### Task requirements
Omitting the pictures, copy exactly each line from the one containing "Reproduce this chart with matplotlib." up to and including the one containing "Y_TICKS = [-2, 0, 2, 4, 6, 8, 10, 12]".

Records excerpted from a collection
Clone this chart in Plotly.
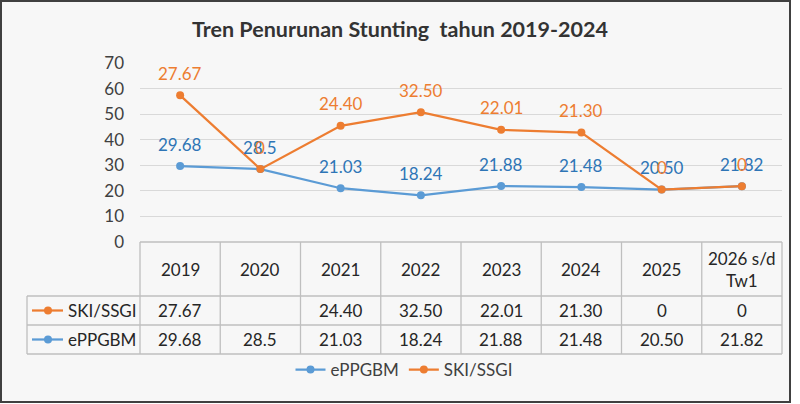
import plotly.graph_objects as go

# ---------------- data ----------------
categories = ["2019", "2020", "2021", "2022", "2023", "2024", "2025", "2026 s/d<br>Tw1"]
eppgbm_labels = ["29.68", "28.5", "21.03", "18.24", "21.88", "21.48", "20.50", "21.82"]
ski_labels = ["27.67", "", "24.40", "32.50", "22.01", "21.30", "0", "0"]
series_names = ["ePPGBM", "SKI/SSGI"]
title_text = "Tren Penurunan Stunting  tahun 2019-2024"
y_ticks = [0, 10, 20, 30, 40, 50, 60, 70]

eppgbm = [float(v) for v in eppgbm_labels]
ski = [float(v) if v else 0.0 for v in ski_labels]
# stacked line chart (Excel "stacked line"): SKI/SSGI is plotted on top of ePPGBM
ski_stacked = [a + b for a, b in zip(eppgbm, ski)]
ski_point_labels = [v if v else "0" for v in ski_labels]

# ---------------- style ----------------
W, H = 800, 404
L, R, T, B = 140, 782, 63, 242
FONT = "Lato, 'Open Sans', sans-serif"
BLUE, ORANGE = "#5B9BD5", "#ED7D31"
BLUE_TXT, ORANGE_TXT = "#2E75B6", "#ED7D31"
TXT = "#404040"
GRID = "#d9d9d9"
TBL = "#bfbfbf"
FS = 17


def px_x(px):
    return (px - L) / (R - L)


def px_y(py):
    return (B - py) / (B - T)


n = len(categories)
xs = list(range(n))

fig = go.Figure()
fig.add_trace(go.Scatter(
    x=xs, y=eppgbm, name=series_names[0], mode="lines+markers",
    line=dict(color=BLUE, width=2.25), marker=dict(color=BLUE, size=8),
    cliponaxis=False,
))
fig.add_trace(go.Scatter(
    x=xs, y=ski_stacked, name=series_names[1], mode="lines+markers",
    line=dict(color=ORANGE, width=2.25), marker=dict(color=ORANGE, size=8),
    cliponaxis=False,
))

shapes = []
annotations = []

# outer frame
shapes.append(dict(type="rect", xref="paper", yref="paper",
                   x0=px_x(1), x1=px_x(790), y0=px_y(402), y1=px_y(1),
                   line=dict(color="#404040", width=2), fillcolor="#f7f7f7", layer="below"))

# data labels
for i in range(n):
    annotations.append(dict(x=i, y=eppgbm[i], xref="x", yref="y", text=eppgbm_labels[i],
                            showarrow=False, yshift=22, yanchor="middle",
                            font=dict(family=FONT, size=FS, color=BLUE_TXT)))
for i in range(n):
    annotations.append(dict(x=i, y=ski_stacked[i], xref="x", yref="y", text=ski_point_labels[i],
                            showarrow=False, yshift=22, yanchor="middle",
                            font=dict(family=FONT, size=FS, color=ORANGE_TXT)))

# data table
row_top, row_hdr, row1, row2 = 242, 296, 325, 354
tl = dict(color=TBL, width=1.3)
shapes.append(dict(type="line", xref="paper", yref="paper", x0=0, x1=1,
                   y0=px_y(row_top), y1=px_y(row_top), line=tl))
for yy in (row_hdr, row1, row2):
    shapes.append(dict(type="line", xref="paper", yref="paper", x0=px_x(27), x1=1,
                       y0=px_y(yy), y1=px_y(yy), line=tl))
shapes.append(dict(type="line", xref="paper", yref="paper", x0=px_x(27), x1=px_x(27),
                   y0=px_y(row_hdr), y1=px_y(row2), line=tl))
for k in range(n + 1):
    shapes.append(dict(type="line", xref="paper", yref="paper", x0=k / n, x1=k / n,
                       y0=px_y(row_top), y1=px_y(row2), line=tl))

for i, c in enumerate(categories):
    annotations.append(dict(x=i, xref="x", y=px_y((row_top + row_hdr) / 2), yref="paper",
                            text=c, showarrow=False, yanchor="middle",
                            font=dict(family=FONT, size=FS, color="#262626")))
    annotations.append(dict(x=i, xref="x", y=px_y((row_hdr + row1) / 2), yref="paper",
                            text=ski_labels[i], showarrow=False, yanchor="middle",
                            font=dict(family=FONT, size=FS, color="#262626")))
    annotations.append(dict(x=i, xref="x", y=px_y((row1 + row2) / 2), yref="paper",
                            text=eppgbm_labels[i], showarrow=False, yanchor="middle",
                            font=dict(family=FONT, size=FS, color="#262626")))

# row legend keys in table
for name, col, (ya, yb) in ((series_names[1], ORANGE, (row_hdr, row1)),
                            (series_names[0], BLUE, (row1, row2))):
    yc = px_y((ya + yb) / 2)
    shapes.append(dict(type="line", xref="paper", yref="paper", x0=px_x(32), x1=px_x(63),
                       y0=yc, y1=yc, line=dict(color=col, width=2.25)))
    shapes.append(dict(type="circle", xref="paper", yref="paper",
                       x0=px_x(44), x1=px_x(52), y0=yc - 4 / (B - T), y1=yc + 4 / (B - T),
                       line=dict(color=col, width=0), fillcolor=col))
    annotations.append(dict(x=px_x(66), y=yc, xref="paper", yref="paper", text=name,
                            showarrow=False, xanchor="left", yanchor="middle",
                            font=dict(family=FONT, size=FS, color="#262626")))

fig.update_layout(
    width=W, height=H,
    margin=dict(l=L, r=W - R, t=T, b=H - B),
    paper_bgcolor="white", plot_bgcolor="rgba(0,0,0,0)",
    title=dict(text="<b>" + title_text + "</b>", x=0.5, xanchor="center",
               y=1 - 29 / H, yanchor="middle",
               font=dict(family=FONT, size=21.5, color="#333333")),
    xaxis=dict(range=[-0.5, n - 0.5], showticklabels=False, showgrid=False,
               zeroline=False, showline=False, fixedrange=True),
    yaxis=dict(range=[0, 70], tickvals=y_ticks, showgrid=True, gridcolor=GRID, gridwidth=1,
               zeroline=False, showline=False, ticks="", ticklabelstandoff=15,
               tickfont=dict(family=FONT, size=FS, color=TXT)),
    legend=dict(orientation="h", x=px_x(404), xanchor="center", y=px_y(370),
                yanchor="middle", bgcolor="rgba(0,0,0,0)",
                font=dict(family=FONT, size=FS, color=TXT), traceorder="normal"),
    showlegend=True,
    shapes=shapes, annotations=annotations,
)

fig.write_html("out.html")
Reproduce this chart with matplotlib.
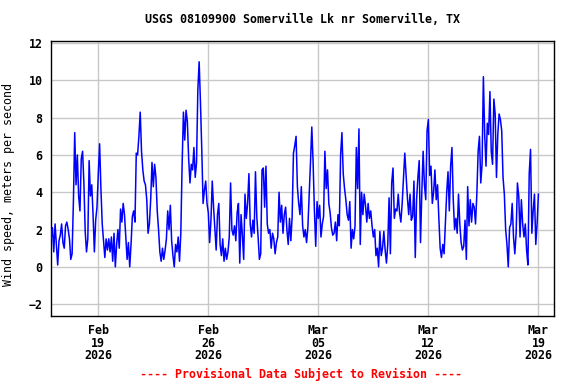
from __future__ import annotations

import matplotlib

matplotlib.use("Agg")
import matplotlib.dates as mdates
import matplotlib.pyplot as plt
import pandas as pd


TITLE = "USGS 08109900 Somerville Lk nr Somerville, TX"
Y_LABEL = "Wind speed, meters per second"
FOOTER = "---- Provisional Data Subject to Revision ----"

START = "2026-02-16 00:00"
STEP = "2h"
X_TICKS = ["2026-02-19", "2026-02-26", "2026-03-05", "2026-03-12", "2026-03-19"]
Y_TICKS = [-2, 0, 2, 4, 6, 8, 10, 12]

# wind speed (m/s), every 2 hours, one row per day
WIND_SPEED = [
    1.5, 2.1, 0.8, 2.3, 1.2, 0.1, 1.4, 1.7, 2.3, 1.3, 1.0, 2.2,  # Feb 16
    2.4, 2.0, 1.5, 0.4, 0.7, 3.5, 7.2, 4.4, 6.0, 3.8, 3.0, 5.8,  # Feb 17
    6.2, 4.5, 1.9, 0.8, 1.5, 5.7, 3.8, 4.4, 2.8, 0.8, 2.5, 3.2,  # Feb 18
    5.0, 6.6, 4.2, 2.3, 1.4, 0.5, 1.5, 0.9, 1.5, 0.8, 1.6, 0.3,  # Feb 19
    1.8, 0.0, 1.2, 2.0, 1.0, 3.1, 2.4, 3.4, 2.8, 1.6, 0.4, 1.3,  # Feb 20
    0.0, 1.2, 2.7, 3.0, 2.4, 6.1, 6.0, 7.0, 8.3, 6.2, 5.2, 4.6,  # Feb 21
    4.4, 3.6, 1.8, 2.3, 3.6, 5.6, 4.3, 5.5, 4.8, 3.0, 2.0, 0.8,  # Feb 22
    0.3, 1.0, 0.4, 0.9, 1.5, 3.0, 2.0, 3.3, 1.4, 0.6, 0.0, 1.2,  # Feb 23
    0.8, 1.6, 0.3, 1.8, 5.5, 8.3, 6.8, 8.4, 7.8, 5.8, 4.5, 5.5,  # Feb 24
    5.2, 6.4, 4.8, 5.6, 9.5, 11.0, 8.8, 6.3, 3.4, 4.1, 4.6, 3.4,  # Feb 25
    2.9, 1.3, 2.5, 4.6, 3.2, 2.0, 0.9, 2.8, 3.4, 1.2, 0.6, 1.5,  # Feb 26
    0.3, 1.0, 0.4, 0.8, 1.6, 4.5, 2.0, 1.7, 2.2, 1.4, 2.9, 3.4,  # Feb 27
    0.2, 2.8, 1.7, 0.4, 3.9, 2.6, 3.4, 5.0, 2.3, 1.6, 2.5, 1.8,  # Feb 28
    5.1, 2.7, 1.6, 0.4, 0.7, 5.2, 5.3, 3.2, 5.4, 2.3, 1.8, 2.0,  # Mar 01
    1.0, 1.8, 1.5, 0.7, 1.3, 1.6, 4.0, 2.4, 3.3, 1.8, 2.8, 3.2,  # Mar 02
    2.0, 1.2, 2.6, 1.4, 2.7, 6.1, 6.5, 7.0, 4.3, 3.4, 2.8, 4.3,  # Mar 03
    2.2, 1.6, 2.0, 1.3, 2.1, 3.8, 5.6, 7.5, 5.6, 3.0, 1.1, 3.5,  # Mar 04
    2.6, 3.3, 1.6, 2.3, 2.7, 6.2, 4.2, 5.2, 3.4, 2.9, 2.1, 1.7,  # Mar 05
    1.8, 2.4, 1.4, 2.8, 2.2, 6.0, 7.2, 5.0, 4.2, 3.6, 2.8, 2.5,  # Mar 06
    3.5, 1.0, 2.0, 1.5, 2.2, 6.4, 4.2, 7.4, 1.2, 4.0, 2.8, 3.9,  # Mar 07
    3.3, 2.4, 3.4, 2.6, 3.0, 2.2, 1.6, 2.0, 0.6, 1.0, 0.0, 1.9,  # Mar 08
    0.6, 1.0, 1.9, 0.9, 0.2, 1.2, 3.7, 0.7, 4.5, 5.3, 2.6, 3.1,  # Mar 09
    3.0, 3.9, 2.9, 2.4, 3.4, 4.8, 6.1, 4.9, 3.7, 2.8, 3.9, 2.5,  # Mar 10
    2.7, 4.6, 0.5, 3.6, 4.8, 5.7, 1.3, 4.0, 6.2, 4.4, 3.6, 7.3,  # Mar 11
    7.9, 4.9, 5.4, 3.4, 4.0, 5.2, 3.6, 4.4, 2.6, 1.0, 0.5, 1.2,  # Mar 12
    0.7, 2.3, 4.0, 5.1, 3.0, 5.4, 6.4, 3.6, 2.0, 2.6, 1.8, 3.9,  # Mar 13
    2.3, 1.3, 0.9, 1.1, 2.5, 0.4, 4.3, 2.2, 3.6, 2.4, 3.4, 3.2,  # Mar 14
    2.3, 3.9, 6.2, 7.0, 4.5, 5.5, 10.2, 7.1, 5.4, 7.7, 7.1, 9.4,  # Mar 15
    6.2, 5.5, 9.0, 8.2, 4.8, 7.1, 8.2, 7.9, 7.3, 4.8, 3.9, 2.0,  # Mar 16
    1.2, 0.0, 2.1, 2.3, 3.4, 1.6, 0.7, 1.8, 4.5, 3.8, 1.6, 3.6,  # Mar 17
    2.3, 1.6, 2.3, 0.9, 0.1, 5.0, 6.3, 1.8, 3.0, 3.9, 1.2, 2.3,  # Mar 18
    3.9,  # Mar 19
]

FONT = "DejaVu Sans Mono"
FONT_SIZE = 8.4


def main() -> None:
    plt.rcParams["font.family"] = [FONT, "DejaVu Sans"]
    plt.rcParams["font.weight"] = "bold"
    plt.rcParams["font.size"] = FONT_SIZE

    times = pd.date_range(START, periods=len(WIND_SPEED), freq=STEP)

    fig = plt.figure(figsize=(5.76, 3.84), dpi=100)
    ax = fig.add_axes([0.0885, 0.177, 0.8735, 0.716])

    ax.plot(times, WIND_SPEED, color="#0000FF", lw=1.1, zorder=3)

    ax.set_xlim(pd.Timestamp("2026-02-16") - pd.Timedelta(minutes=15), pd.Timestamp("2026-03-20"))
    ax.set_ylim(-2.64, 12.11)
    ax.set_xticks(pd.to_datetime(X_TICKS))
    ax.xaxis.set_major_formatter(mdates.DateFormatter("%b\n%d\n%Y"))
    ax.set_yticks(Y_TICKS)

    ax.grid(True, color="#c8c8c8", lw=1.0, zorder=0)
    ax.tick_params(length=0, labelsize=FONT_SIZE)
    ax.tick_params(axis="x", pad=6)
    ax.tick_params(axis="y", pad=6)
    for label in ax.get_xticklabels():
        label.set_linespacing(0.95)
    for spine in ax.spines.values():
        spine.set_linewidth(1.0)
        spine.set_color("black")

    ax.set_ylabel(Y_LABEL, fontsize=FONT_SIZE, labelpad=8)
    ax.yaxis.set_label_coords(-0.072, 0.48)
    fig.text(0.525, 0.95, TITLE, ha="center", va="center", fontsize=FONT_SIZE)
    fig.text(0.523, 0.026, FOOTER, ha="center", va="center", color="#FF0000", fontsize=FONT_SIZE)

    fig.savefig("out.png", dpi=100)
    plt.close(fig)


if __name__ == "__main__":
    main()
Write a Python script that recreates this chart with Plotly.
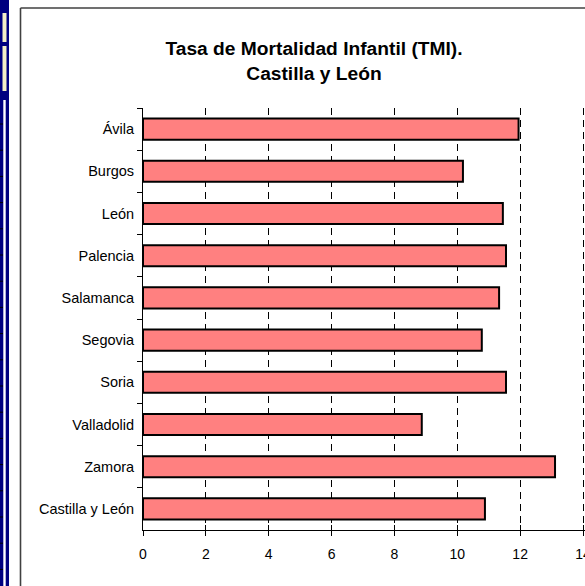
import plotly.graph_objects as go

categories = ["Ávila", "Burgos", "León", "Palencia", "Salamanca", "Segovia",
              "Soria", "Valladolid", "Zamora", "Castilla y León"]
tmi_values = [11.95, 10.18, 11.45, 11.55, 11.33, 10.78, 11.55, 8.87, 13.11, 10.88]
x_ticks = [0, 2, 4, 6, 8, 10, 12, 14]
title_lines = ["Tasa de Mortalidad Infantil (TMI).", "Castilla y León"]

W, H = 585, 586
ML, MR, MT, MB = 143, 0, 108, 56
PW = W - ML - MR
PH = H - MT - MB
X_MAX = 14 * PW / 440.0  # 14 lands at x ~ 583 px

def px(x):
    return (x - ML) / PW

def py(y):
    return (H - MB - y) / PH

fig = go.Figure(go.Bar(
    y=categories, x=tmi_values, orientation="h", width=0.5,
    marker=dict(color="#FF8080", line=dict(color="black", width=2)),
    hoverinfo="x+y",
))
# helper (empty) trace so the overlay axis carrying the inner tick marks is drawn
fig.add_trace(go.Scatter(x=[None], y=[None], xaxis="x2", yaxis="y", mode="markers",
                         hoverinfo="skip", showlegend=False))

shapes = []
# left page decoration (blue strip)
shapes.append(dict(type="rect", xref="paper", yref="paper", x0=px(0), x1=px(9),
                   y0=py(0), y1=py(H), fillcolor="#000080", line=dict(width=0), layer="above"))
shapes.append(dict(type="rect", xref="paper", yref="paper", x0=px(3.3), x1=px(5.7),
                   y0=py(100), y1=py(H), fillcolor="white", line=dict(width=0), layer="above"))
for (a, b) in [(13, 42), (46, 91)]:
    shapes.append(dict(type="rect", xref="paper", yref="paper", x0=px(2.5), x1=px(6.5),
                       y0=py(a), y1=py(b), fillcolor="#F4F0C8", line=dict(width=0), layer="above"))
tick_y = 124.0
while tick_y < H:
    shapes.append(dict(type="line", xref="paper", yref="paper", x0=px(0), x1=px(3),
                       y0=py(tick_y), y1=py(tick_y), line=dict(color="black", width=1), layer="above"))
    tick_y += 26.2
# chart frame (gray)
shapes.append(dict(type="line", xref="paper", yref="paper", x0=px(20.5), x1=px(20.5),
                   y0=py(8), y1=py(H + 5), line=dict(color="#404040", width=1.6), layer="above"))
shapes.append(dict(type="line", xref="paper", yref="paper", x0=px(20.5), x1=px(W + 5),
                   y0=py(8), y1=py(8), line=dict(color="#404040", width=1.6), layer="above"))

fig.update_layout(
    width=W, height=H,
    margin=dict(l=ML, r=MR, t=MT, b=MB, pad=0, autoexpand=False),
    paper_bgcolor="white", plot_bgcolor="white",
    font=dict(family="Liberation Sans, Arial, sans-serif", size=14, color="black"),
    title=dict(text="<b>" + "<br>".join(title_lines) + "</b>",
               x=px(314), xref="paper", xanchor="center",
               y=1 - 55 / H, yanchor="top", font=dict(size=19.2, color="black")),
    showlegend=False,
    bargap=0.5,
    shapes=shapes,
    xaxis=dict(range=[0, X_MAX], tickvals=x_ticks, ticktext=[str(v) for v in x_ticks],
               showgrid=True, gridcolor="black", gridwidth=1, griddash="7px,5px",
               zeroline=False, showline=True, linecolor="black", linewidth=1,
               ticks="outside", ticklen=5, tickcolor="black", tickwidth=1,
               ticklabelstandoff=6, ticklabeloverflow="allow", automargin=False,
               tickfont=dict(size=14), fixedrange=True),
    xaxis2=dict(range=[0, X_MAX], overlaying="x", anchor="y", side="bottom",
                tickvals=x_ticks, showticklabels=False, showgrid=False, zeroline=False,
                showline=False, ticks="inside", ticklen=5, tickcolor="black", tickwidth=1,
                automargin=False, fixedrange=True),
    yaxis=dict(categoryorder="array", categoryarray=categories, autorange="reversed",
               showgrid=False, zeroline=False, showline=True, linecolor="black", linewidth=1,
               ticks="outside", ticklen=5, tickcolor="black", tickwidth=1, tickson="boundaries",
               ticklabelstandoff=5, automargin=False, tickfont=dict(size=14.5), fixedrange=True),
)

fig.write_html(
    "out.html",
    config={"displayModeBar": False},
    post_script="document.body.style.margin='0px';document.body.style.overflow='hidden';",
)
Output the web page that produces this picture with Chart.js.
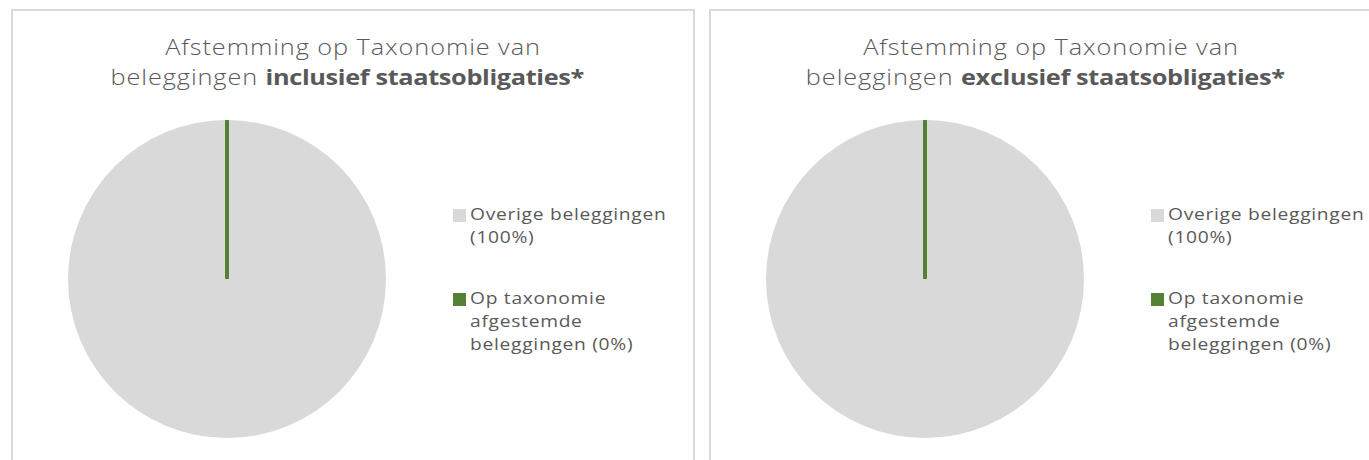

### Correct output
Reproduce this chart with matplotlib.
from __future__ import annotations

import matplotlib

matplotlib.use("Agg")
import matplotlib.dates as mdates
import matplotlib.pyplot as plt
import pandas as pd


TITLE = "USGS 08109900 Somerville Lk nr Somerville, TX"
Y_LABEL = "Wind speed, meters per second"
FOOTER = "---- Provisional Data Subject to Revision ----"

START = "2026-02-16 00:00"
STEP = "2h"
X_TICKS = ["2026-02-19", "2026-02-26", "2026-03-05", "2026-03-12", "2026-03-19"]
Y_TICKS = [-2, 0, 2, 4, 6, 8, 10, 12]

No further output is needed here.